Quality Control and Documentation Practices

Maintaining an auditable trail is essential when shrinkage factors affect pay quantities. Jobsite managers should retain laboratory reports, field density logs, truck count sheets, photogrammetric surveys, and change order justification memos. The shrinkage factor used in a pay estimate should reference these source documents to defend the conversion when auditors visit. Many agencies, such as state DOTs, require that shrinkage adjustments over two percent be approved by the resident engineer with supporting data.

Best practices include:

  • Updating shrinkage factors after every 10,000 cubic yards placed or whenever the borrow source changes horizon.
  • Cross-checking with drone-derived surface models to verify that measured fill lines up with theoretical calculations.
  • Using moisture sensors to ensure compaction occurs near optimal moisture content, which stabilizes shrinkage behavior.
  • Negotiating with suppliers to pre-process borrow material if plasticity or gradation is causing excessive shrinkage.

When a project engages design-build delivery, the owner often stipulates that shrinkage factors remain within a narrow corridor. Accurate calculators and transparent data sharing prevent disputes and accelerate approvals. Additionally, educational resources such as the Purdue University Civil Engineering archives provide advanced courses on soil behavior, strengthening the technical foundation for field decisions.

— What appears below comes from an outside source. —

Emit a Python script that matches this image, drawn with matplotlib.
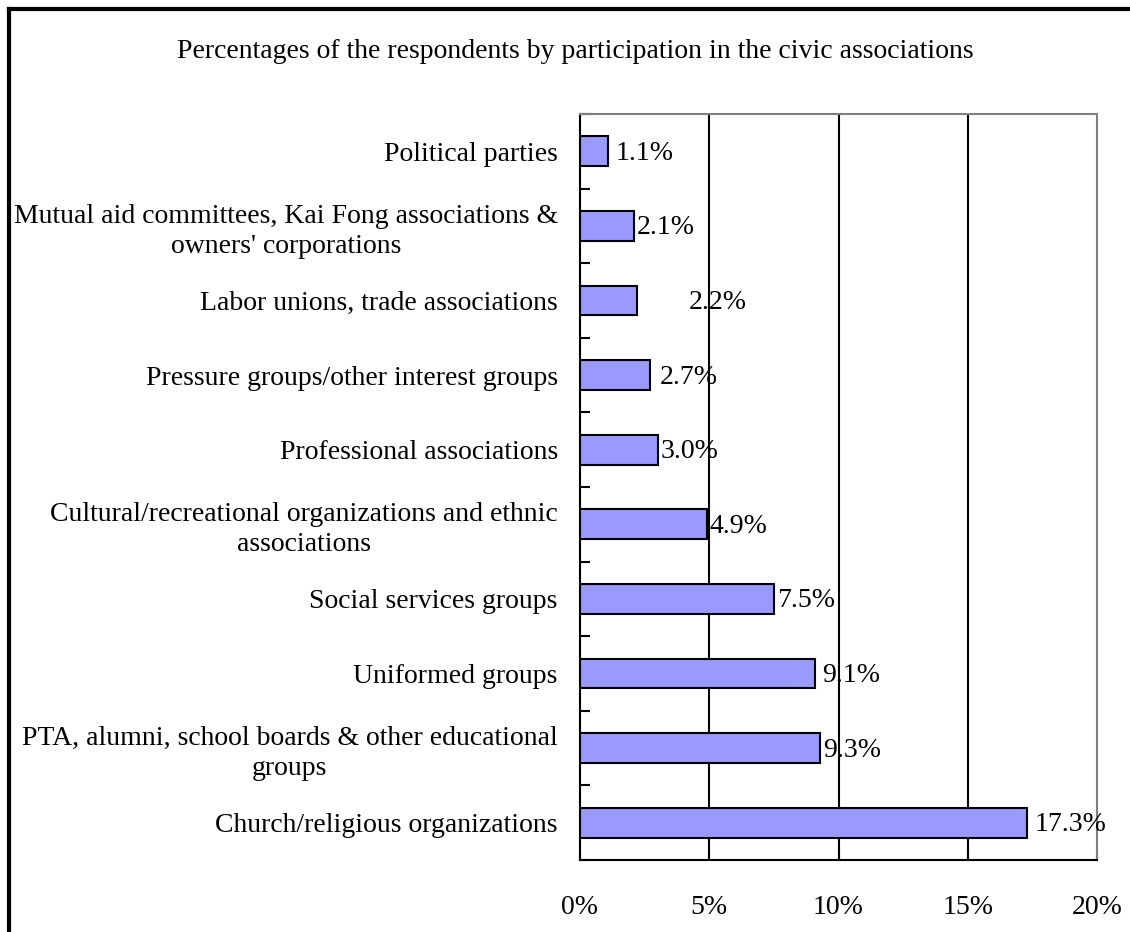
import matplotlib
matplotlib.use("Agg")
import matplotlib.pyplot as plt
from matplotlib.lines import Line2D

categories = [
    "Church/religious organizations",
    "PTA, alumni, school boards & other educational\ngroups",
    "Uniformed groups",
    "Social services groups",
    "Cultural/recreational organizations and ethnic\nassociations",
    "Professional associations",
    "Pressure groups/other interest groups",
    "Labor unions, trade associations",
    "Mutual aid committees, Kai Fong associations &\nowners' corporations",
    "Political parties",
]
values = [17.3, 9.3, 9.1, 7.5, 4.9, 3.0, 2.7, 2.2, 2.1, 1.1]
value_labels = ["17.3%", "9.3%", "9.1%", "7.5%", "4.9%", "3.0%", "2.7%", "2.2%", "2.1%", "1.1%"]
xticks = [0, 5, 10, 15, 20]
xtick_labels = ["0%", "5%", "10%", "15%", "20%"]
title = "Percentages of the respondents by participation in the civic associations"

# label offsets (points) from bar end, as placed in the original
label_offsets = [5, 2, 5, 2, 2, 2, 7, 37, 2, 5]

plt.rcParams['font.family'] = ['Liberation Serif', 'DejaVu Serif']
FS = 20

fig = plt.figure(figsize=(11.3, 9.32), dpi=100)
ax = fig.add_axes([580/1130, 1 - 860/932, (1097-580)/1130, (860-114)/932])

y = list(range(len(categories)))
ax.barh(y, values, height=0.4, color="#9999FF", edgecolor="black", linewidth=1.5, zorder=3)

for yi, v, lab, off in zip(y, values, value_labels, label_offsets):
    ax.annotate(lab, (v, yi), xytext=(off, -1.5), textcoords="offset points",
                ha="left", va="center", fontsize=FS, zorder=4)

ax.set_xlim(0, 20)
ax.set_ylim(-0.5, len(categories) - 0.5)
ax.set_xticks(xticks)
ax.set_xticklabels(xtick_labels, fontsize=FS)
ax.set_yticks(y)
ax.set_yticklabels(categories, fontsize=FS, ha="right", multialignment="center", linespacing=1.25)
ax.tick_params(axis="y", length=0, pad=16)
ax.set_yticks([i - 0.5 for i in range(len(categories) + 1)], minor=True)
ax.tick_params(axis="y", which="minor", direction="in", length=7, width=1.5, color="black")
ax.tick_params(axis="x", direction="in", length=5, width=1.5, pad=25)

for xv in xticks[1:-1]:
    ax.axvline(xv, color="black", linewidth=1.5, zorder=2)

ax.spines["left"].set_linewidth(1.5)
ax.spines["left"].set_color("black")
ax.spines["bottom"].set_linewidth(1.5)
ax.spines["bottom"].set_color("black")
ax.spines["top"].set_linewidth(1.5)
ax.spines["top"].set_color("#808080")
ax.spines["right"].set_linewidth(1.5)
ax.spines["right"].set_color("#808080")

fig.text(575/1130, 1 - 52/932, title, ha="center", va="center", fontsize=FS)

# figure border (left and top)
fig.add_artist(Line2D([9/1130, 9/1130], [0, 1 - 9/932], transform=fig.transFigure, color="black", linewidth=3))
fig.add_artist(Line2D([9/1130, 1], [1 - 9/932, 1 - 9/932], transform=fig.transFigure, color="black", linewidth=3))

fig.savefig("out.png", dpi=100)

Risk Management Through Shrinkage Analysis

Borrow shrinkage modeling dovetails with risk registers. Seasonality, rainfall, temperature swings, and sequence of operations all impact moisture and thus shrinkage. Establishing trigger points—for example, if shrinkage exceeds 15 percent on any lift—enables proactive responses like blending sandier material, ripping the lift to reduce clods, or modifying roller patterns. The calculator can run best, expected, and worst cases by shifting the shrinkage input, giving the risk manager a quick matrix for contingency allocation.

Conducting weekly reconciliations between predicted compacted volume and survey-measured fills is the fastest way to catch shrinkage drift. A 2 percent deviation on a 500,000 cubic yard project equates to 10,000 cubic yards—enough to overwhelm contingency budgets if ignored.

In design documentation, shrinkage factors also interact with sustainability goals. Hauling excess material burns fuel, contributes to emissions, and can push aggregate pits to depletion faster than anticipated. Conversely, accurate shrinkage forecasting may reveal that onsite cuts can fully balance fills, avoiding the need for supplementary borrow sources. Such insights support environmental permitting narratives and corporate ESG reporting.

Ultimately, mastering the borrow shrinkage factor blends soil science, data analytics, and operational awareness. By embedding these calculations in digital workflows—from model-based quantity takeoffs to connected compaction equipment—contractors can achieve precision grading with minimal rework. The calculator presented here demonstrates how responsive interfaces, clear labeling, and data visualization (via the integrated chart) can enhance communication among estimators, field engineers, and project executives.